The example patch has a fairly straightforward filter envelope, where the attack (A) is set at 0ms and the decay (D) at around 80ms. What this is going to achieve is a short filter burst, moving the cutoff frequency of the LPF higher for a fraction of a second, creating a little brightness at the head of each note. To help yourself understand this, change the decay to 0ms and listen, now change it back. Notice a difference in tone? The amp envelope (ENV TWO) is set for a standard, instant-on sound with an infinite sustain. This is achieved with an attack time of 0ms and a sustain of 100%. Because sustain is 100% the decay parameter doesn’t have any effect on the amplitude. Try moving the attack time to 300ms, notice how the sound is much softer as it takes time to reach full amplitude. Set the release to 1 second and notice that the note rings out even after you have released the note. Practice understanding ADSR, knowing how to manipulate the envelopes of a patch is key to getting the sounds you want from factory presets.

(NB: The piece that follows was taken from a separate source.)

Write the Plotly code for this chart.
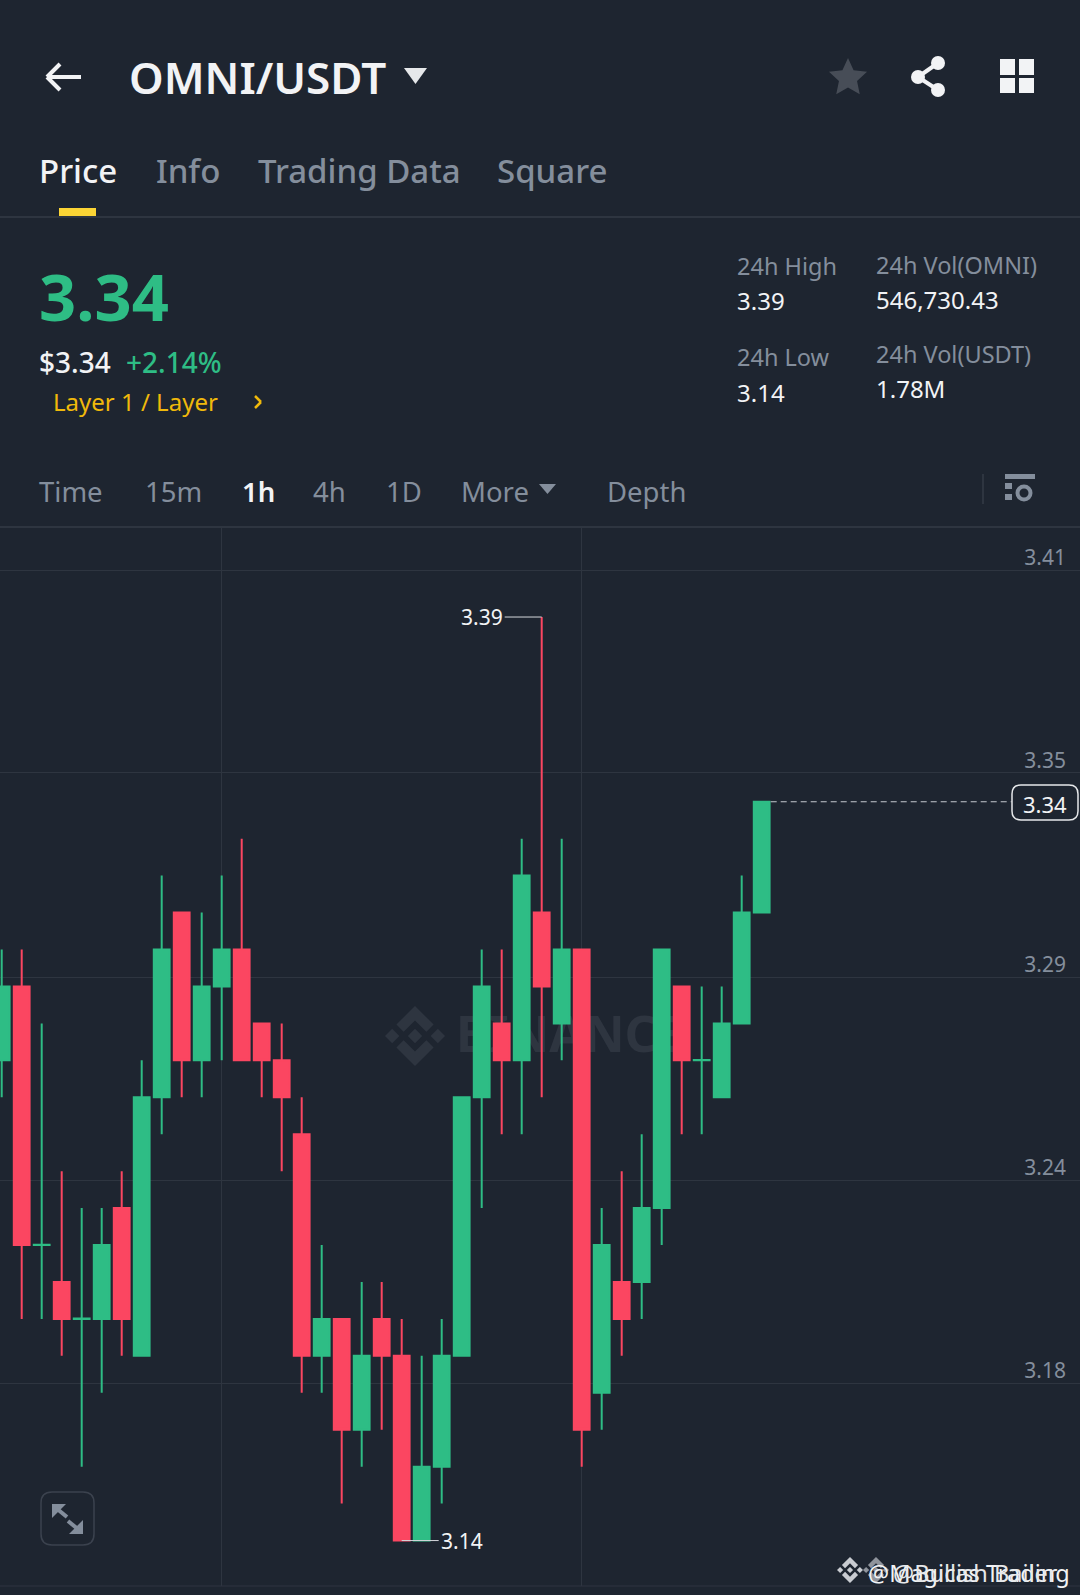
import math
import plotly.graph_objects as go

# Candle data (1h)
opens = [3.27, 3.29, 3.22, 3.21, 3.20, 3.20, 3.23, 3.19, 3.26, 3.31, 3.27, 3.29, 3.30,
         3.28, 3.27, 3.25, 3.19, 3.20, 3.17, 3.20, 3.19, 3.14, 3.16, 3.19, 3.26, 3.28,
         3.27, 3.31, 3.28, 3.30, 3.18, 3.21, 3.21, 3.23, 3.29, 3.27, 3.26, 3.28, 3.31]
highs = [3.30, 3.30, 3.28, 3.24, 3.23, 3.23, 3.24, 3.27, 3.32, 3.31, 3.31, 3.32, 3.33,
         3.28, 3.28, 3.26, 3.22, 3.20, 3.21, 3.21, 3.20, 3.19, 3.20, 3.26, 3.30, 3.30,
         3.33, 3.39, 3.33, 3.30, 3.23, 3.24, 3.25, 3.30, 3.29, 3.29, 3.29, 3.32, 3.34]
lows = [3.26, 3.20, 3.20, 3.19, 3.16, 3.18, 3.19, 3.19, 3.25, 3.26, 3.26, 3.27, 3.27,
        3.26, 3.24, 3.18, 3.18, 3.15, 3.16, 3.17, 3.14, 3.14, 3.15, 3.19, 3.23, 3.25,
        3.25, 3.26, 3.27, 3.16, 3.17, 3.19, 3.20, 3.22, 3.25, 3.25, 3.26, 3.28, 3.31]
# the three dojis close a hair above their open, they are drawn green
closes = [3.29, 3.22, 3.2201, 3.20, 3.2001, 3.22, 3.20, 3.26, 3.30, 3.27, 3.29, 3.30, 3.27,
          3.27, 3.26, 3.19, 3.20, 3.17, 3.19, 3.19, 3.14, 3.16, 3.19, 3.26, 3.29, 3.27,
          3.32, 3.29, 3.30, 3.17, 3.22, 3.20, 3.23, 3.30, 3.27, 3.2701, 3.28, 3.31, 3.34]
candle_x = list(range(len(opens)))

price_ticks = [3.4027, 3.3478, 3.2925, 3.2376, 3.1826]
price_labels = ["3.41", "3.35", "3.29", "3.24", "3.18"]
time_ticks = [11, 29]

last_price = 3.34
last_x = [38.45, 50.5]
high_point = (27, 3.39)
low_point = (20, 3.14)

tabs = [("Price", 38), ("Info", 155), ("Trading Data", 257), ("Square", 496)]
intervals = [("Time", 38), ("15m", 144), ("1h", 241), ("4h", 312), ("1D", 385), ("More", 460), ("Depth", 606)]
stats = [("24h High", 736, 266), ("24h Vol(OMNI)", 875, 265), ("24h Low", 736, 357), ("24h Vol(USDT)", 875, 354)]
stat_values = [("3.39", 736, 300), ("546,730.43", 875, 299), ("3.14", 736, 392), ("1.78M", 875, 389)]

W, H = 1080, 1595
BG = "#1e2530"
GRID = "#2e3540"
GREEN = "#2ebd85"
RED = "#fb4661"
GREY = "#848e9c"
WHITE = "#f2f3f5"
FONT = "Noto Sans"


def fx(x):
    return x / W


def fy(y):
    return 1 - y / H


def poly(points):
    return "M " + " L ".join(f"{fx(x):.5f},{fy(y):.5f}" for x, y in points) + " Z"


def fill_shape(points, color, layer="above"):
    return dict(type="path", xref="paper", yref="paper", path=poly(points),
                fillcolor=color, line_width=0, layer=layer)


def line_shape(x0, y0, x1, y1, color, width, layer="above"):
    return dict(type="line", xref="paper", yref="paper", x0=fx(x0), y0=fy(y0), x1=fx(x1), y1=fy(y1),
                line=dict(color=color, width=width), layer=layer)


def circle_shape(cx, cy, r, fill, line_color=None, width=0):
    return dict(type="circle", xref="paper", yref="paper",
                x0=fx(cx - r), x1=fx(cx + r), y0=fy(cy + r), y1=fy(cy - r),
                fillcolor=fill, line=dict(color=line_color or fill, width=width))


def rect_shape(x0, y0, x1, y1, color):
    return fill_shape([(x0, y0), (x1, y0), (x1, y1), (x0, y1)], color)


def rounded(x0, y0, x1, y1, r, color, width):
    a, b, c, d = fx(x0), fx(x1), fy(y0), fy(y1)
    rx, ry = r / W, r / H
    path = (f"M {a + rx},{c} L {b - rx},{c} Q {b},{c} {b},{c - ry} L {b},{d + ry} Q {b},{d} {b - rx},{d} "
            f"L {a + rx},{d} Q {a},{d} {a},{d + ry} L {a},{c - ry} Q {a},{c} {a + rx},{c} Z")
    return dict(type="path", xref="paper", yref="paper", path=path, line=dict(color=color, width=width))


def logo(cx, cy, s, color, layer="above"):
    parts = []
    for dx, dy in [(0, 0), (-0.76, 0), (0.76, 0)]:
        parts.append([(dx, dy - 0.24), (dx + 0.24, dy), (dx, dy + 0.24), (dx - 0.24, dy)])
    top = [(0, -1), (0.62, -0.38), (0.38, -0.14), (0, -0.52), (-0.38, -0.14), (-0.62, -0.38)]
    parts.append(top)
    parts.append([(x, -y) for x, y in top])
    return [fill_shape([(cx + x * s, cy + y * s) for x, y in p], color, layer) for p in parts]


def label(text, x, y, size, color, weight=400, anchor="left"):
    return dict(text=text, x=fx(x), y=fy(y), xref="paper", yref="paper", showarrow=False,
                xanchor=anchor, yanchor="middle", borderpad=0,
                font=dict(family=FONT, size=size, color=color, weight=weight))


fig = go.Figure()

fig.add_trace(go.Candlestick(
    x=candle_x, open=opens, high=highs, low=lows, close=closes,
    increasing=dict(line=dict(color=GREEN, width=2), fillcolor=GREEN),
    decreasing=dict(line=dict(color=RED, width=2), fillcolor=RED),
    whiskerwidth=0, hoverinfo="skip",
))

# Dashed last price line
fig.add_trace(go.Scatter(x=last_x, y=[last_price, last_price], mode="lines",
                         line=dict(color="#c4c8cd", width=1.2, dash="6px,4px"), hoverinfo="skip"))

shapes = []
annotations = []

# Header
annotations.append(label("OMNI/USDT", 128, 77, 44, WHITE, 600))
shapes.append(line_shape(47, 77, 81, 77, WHITE, 4))
shapes.append(line_shape(47, 77, 60, 64, WHITE, 4))
shapes.append(line_shape(47, 77, 60, 90, WHITE, 4))
shapes.append(fill_shape([(404, 68), (427, 68), (415.5, 84)], "#e6e8ea"))

star = []
for k in range(10):
    r = 20 if k % 2 == 0 else 9.5
    a = -math.pi / 2 + k * math.pi / 5
    star.append((848 + r * math.cos(a), 78 + r * math.sin(a)))
shapes.append(fill_shape(star, "#474d57"))

shapes.append(line_shape(918, 77, 938, 63, WHITE, 4))
shapes.append(line_shape(918, 77, 938, 90, WHITE, 4))
shapes.append(circle_shape(918, 77, 7, WHITE))
shapes.append(circle_shape(938, 63, 7, WHITE))
shapes.append(circle_shape(938, 90, 7, WHITE))

shapes.append(rect_shape(1000, 59, 1015, 75, WHITE))
shapes.append(rect_shape(1019, 59, 1034, 75, WHITE))
shapes.append(rect_shape(1000, 78, 1015, 93, WHITE))
shapes.append(rect_shape(1019, 78, 1034, 93, WHITE))

# Tabs
for i, (name, x) in enumerate(tabs):
    annotations.append(label(name, x, 171, 33, WHITE if i == 0 else GREY, 500))
shapes.append(rect_shape(59, 208, 96, 216, "#fcd535"))
shapes.append(line_shape(0, 217, W, 217, GRID, 2))

# Price block
annotations.append(label("3.34", 38, 296, 65, GREEN, 700))
annotations.append(label("$3.34", 38, 362, 28, WHITE, 500))
annotations.append(label("+2.14%", 125, 362, 28, GREEN, 500))
annotations.append(label("Layer 1 / Layer", 52, 402, 24, "#f0b90b"))
shapes.append(line_shape(255, 396, 261, 402, "#f0b90b", 2.5))
shapes.append(line_shape(261, 402, 255, 408, "#f0b90b", 2.5))

for text, x, y in stats:
    annotations.append(label(text, x, y, 23.5, GREY))
for text, x, y in stat_values:
    annotations.append(label(text, x, y, 24, WHITE))

# Interval row
for name, x in intervals:
    if name == "1h":
        annotations.append(label(name, x, 491, 27.5, WHITE, 600))
    else:
        annotations.append(label(name, x, 491, 27.5, GREY))
shapes.append(fill_shape([(539, 484), (556, 484), (547.5, 494)], GREY))
shapes.append(line_shape(983, 474, 983, 504, GRID, 2))
shapes.append(rect_shape(1005, 474, 1035, 479, GREY))
shapes.append(rect_shape(1005, 483, 1012, 489, GREY))
shapes.append(rect_shape(1005, 494, 1012, 500, GREY))
shapes.append(circle_shape(1024, 493, 6.5, BG, GREY, 4))
shapes.append(line_shape(0, 527, W, 527, GRID, 2))

# Watermark goes under the candles
shapes.extend(logo(415, 1036, 30, "#2e3540", "below"))
shapes.append(dict(type="rect", xref="paper", yref="paper", x0=fx(450), x1=fx(700), y0=fy(1060), y1=fy(1012),
                   line_width=0, layer="below",
                   label=dict(text="<b>BINANCE</b>", textposition="middle left",
                              font=dict(family=FONT, size=50, color="#2e3540"))))

# Last price tag
shapes.append(rounded(1012, 785, 1078, 820, 9, "#e6e8ea", 1.5))
annotations.append(label("3.34", 1045, 804, 22, WHITE, 400, "center"))

# High and low markers
annotations.append(dict(text="3.39", x=high_point[0], y=high_point[1], xref="x", yref="y", ax=-37, ay=0,
                        axref="pixel", ayref="pixel", showarrow=True, arrowhead=0, arrowwidth=1, arrowcolor="#d5d8dc",
                        xanchor="right", yanchor="middle", standoff=0,
                        font=dict(family=FONT, size=21, color=WHITE)))
annotations.append(dict(text="3.14", x=low_point[0], y=low_point[1], xref="x", yref="y", ax=37, ay=0,
                        axref="pixel", ayref="pixel", showarrow=True, arrowhead=0, arrowwidth=1, arrowcolor="#d5d8dc",
                        xanchor="left", yanchor="middle", standoff=0,
                        font=dict(family=FONT, size=21, color=WHITE)))

# Expand button
shapes.append(rounded(41, 1492, 94, 1545, 11, "#3b424e", 1.5))
shapes.append(fill_shape([(52, 1504), (66, 1504), (52, 1518)], GREY))
shapes.append(line_shape(56, 1508, 67, 1517, GREY, 4))
shapes.append(fill_shape([(83, 1534), (69, 1534), (83, 1520)], GREY))
shapes.append(line_shape(79, 1530, 68, 1521, GREY, 4))

# Overlapping reposts in the corner
shapes.extend(logo(850, 1570, 13, "#c9ccd1"))
shapes.extend(logo(876, 1570, 13, "#8f949c"))
annotations.append(label("@Magicas Trading", 867, 1573, 23.5, WHITE, 400))
annotations.append(label("@Bullish Bailer", 892, 1573, 23.5, "#e6e8ea", 400))
shapes.append(line_shape(0, 1586, W, 1586, GRID, 1))

fig.update_layout(
    width=W, height=H,
    margin=dict(l=0, r=0, t=0, b=0),
    paper_bgcolor=BG, plot_bgcolor=BG,
    showlegend=False,
    boxgap=0.21, boxgroupgap=0,
    shapes=shapes, annotations=annotations,
    xaxis=dict(range=[-0.085, 53.915], tickvals=time_ticks, showticklabels=False, ticks="",
               showgrid=True, gridcolor=GRID, gridwidth=1, zeroline=False,
               rangeslider=dict(visible=False), fixedrange=True),
    yaxis=dict(domain=[fy(1586), fy(528)], range=[3.1277, 3.4141], side="right",
               tickvals=price_ticks, ticktext=price_labels, ticks="",
               ticklabelposition="inside top", ticklabelstandoff=11, ticklabelshift=2,
               tickfont=dict(family=FONT, size=21, color=GREY),
               showgrid=True, gridcolor=GRID, gridwidth=1, zeroline=False, fixedrange=True),
)

fig.write_html("out.html", config=dict(displayModeBar=False),
               post_script=f"document.body.style.margin='0';document.body.style.background='{BG}';")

Most synths allow other parameters to be modulated, outside of the envelope modulation of filter and amplitude. For example, I may want to simulate vibrato by using an additional low-frequency oscillator (LFO) to modulate the pitch of my sound generating oscillators. Many synths pride themselves on complex modulation matrices, with unlimited routing options. While this is cool for getting super tweaky, Vacuum features all the basic modulation routings you’d expect to find on a decent mono-synth. In the synth world modulation is all about source, destination and depth, or “who is modifying what and by how much.” In my example of simulating vibrato, I would make the source ‘LFO’ and the destination ‘Pitch’ using the ‘depth’ control to define the width of the vibrato. Modulation routing can be one of the tougher concepts to understand in synth programming so the best way to get a sense of it is to reverse engineer some of the factory presets.
The woody chap patch uses very little in the way of modulation routing, aside from a basic mapping of mod wheel to low-pass filter cutoff. Remember the depth controls the amount of modulation; in this case the depth controls the amount that the mod wheel opens the low-pass filter’s cutoff.
Unique to Vacuum
Beyond its basic synthesis components, Vacuum has a few unique features worth mentioning.
‘Age’ simulates the characteristics of older synths that may have unstable oscillators (drift) and worn out contacts (dirt).
‘VTA’ or vacuum tube amplifier acts as a colored master volume control. Use the shape control to add additional tube saturation to the final output. Remember, Vacuum is designed to simulate the characteristics of an analog synthesizer, so you can drive the oscillators and filters to achieve cool saturation effects. Just make sure to monitor the master volume output as to not clip the output in Pro Tools.
Obviously this wasn’t a comprehensive tutorial on Vacuum, but more of an introduction. Hopefully I have inspired you to crack the manual or start exploring and tweaking Vacuum’s sounds on your own. A good foundation in subtractive synthesis will not only help you get closer to the sounds in your head, but also prepare you for more complex forms of synthesis down the road.